Fast Green Function Evaluation for Method of Moment
Shunchuan Yang, Donglin Su
TL;DR
The paper tackles the bottleneck of impedance-matrix filling in the method of moments (MOM) caused by excessive evaluations of $Exp(-jkr)$ and $Exp(-jkr)/r$. It introduces an adaptive, one-dimensional interpolation framework with distance-based sampling tables and local refinement, using linear interpolation for $Exp(-jkr)$ and a Lagrange polynomial for $Exp(-jkr)/r$, plus a hash-based lookup for fast sampling-point retrieval. The authors provide rigorous error bounds for both interpolation schemes and demonstrate substantial runtime savings (over 20% in reported cases) across multiple MOM formulations (EFIE/MFIE) and a practical IC-inductor example, with minimal impact on accuracy. The approach is easy to integrate into existing MOM codes, offering a robust, scalable acceleration for electrically large and multiscale problems.
Abstract
In this letter, an approach to accelerate the matrix filling in method of moment (MOM) is presented. Based on the fact that the Green function is dependent on the Euclidean distance between the source and the observation points, we constructed an efficient adaptive one-dimensional interpolation approach to fast calculate the $Exp$ type function values.

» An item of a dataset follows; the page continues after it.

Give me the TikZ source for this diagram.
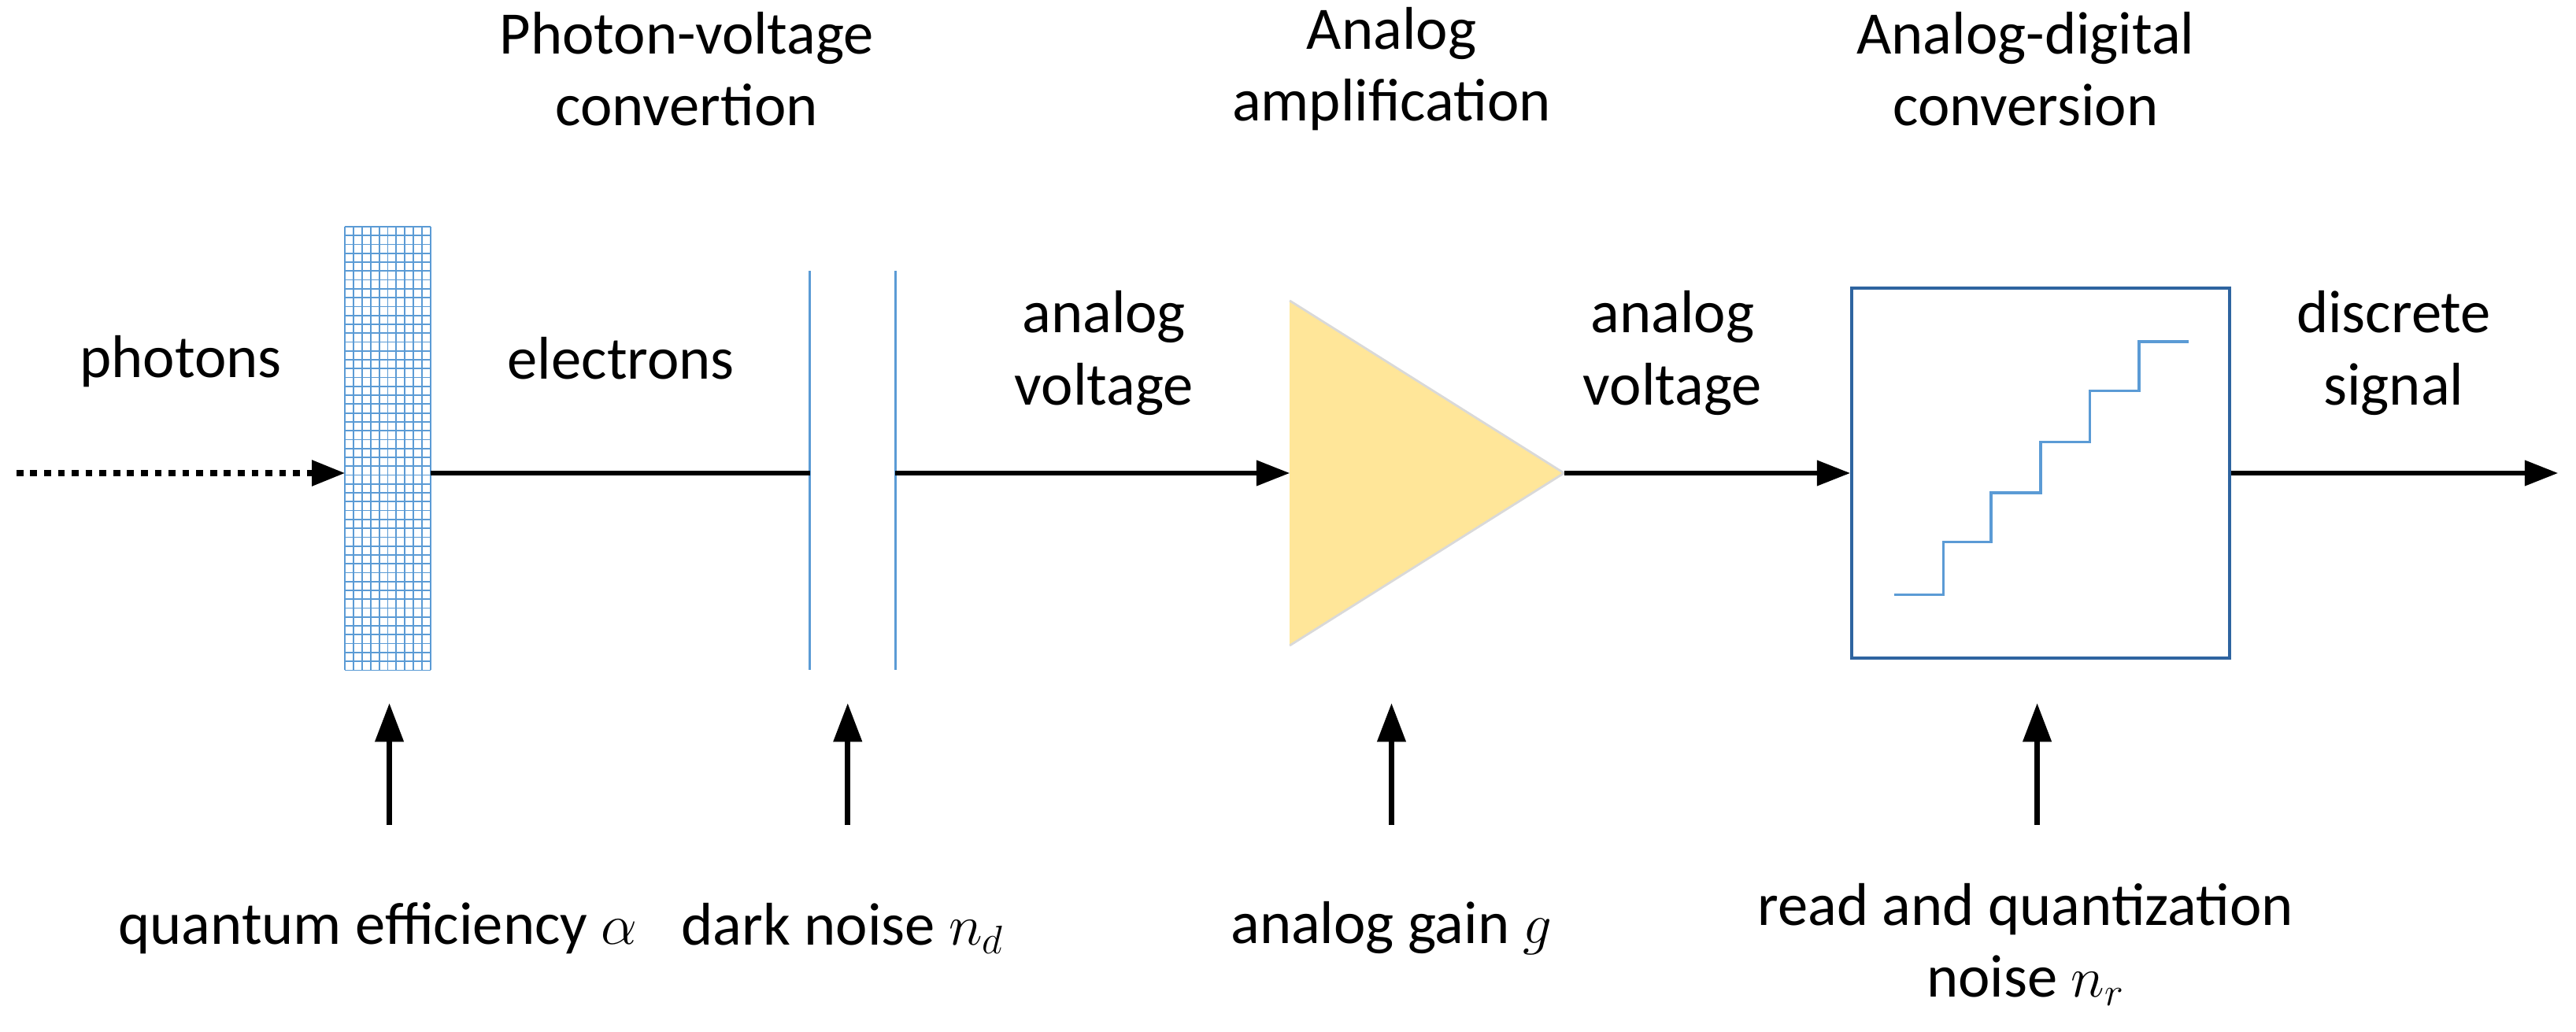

In the proposed method, several adaptive interpolation tables are constructed based on the maximum and minimum distance between any two integration points with local refinement near zero function values to minimize the relative error. An efficient approach to obtain the sampling points used in the interpolation phase is carefully designed. Then, any function values can be efficiently calculated through a linear interpolation method for Exp and a Lagrange polynomial interpolation method for the Green function. In addition, the error bound of the proposed method is rigorously investigated. The proposed method can be quite easily integrated into the available MOM codes for different integration equation (IE) formulations with few efforts. Comprehensive numerical experiments validate its accuracy and efficiency through several IE formulations. Results show that over 20% efficiency improvement can be achieved without sacrificing the accuracy.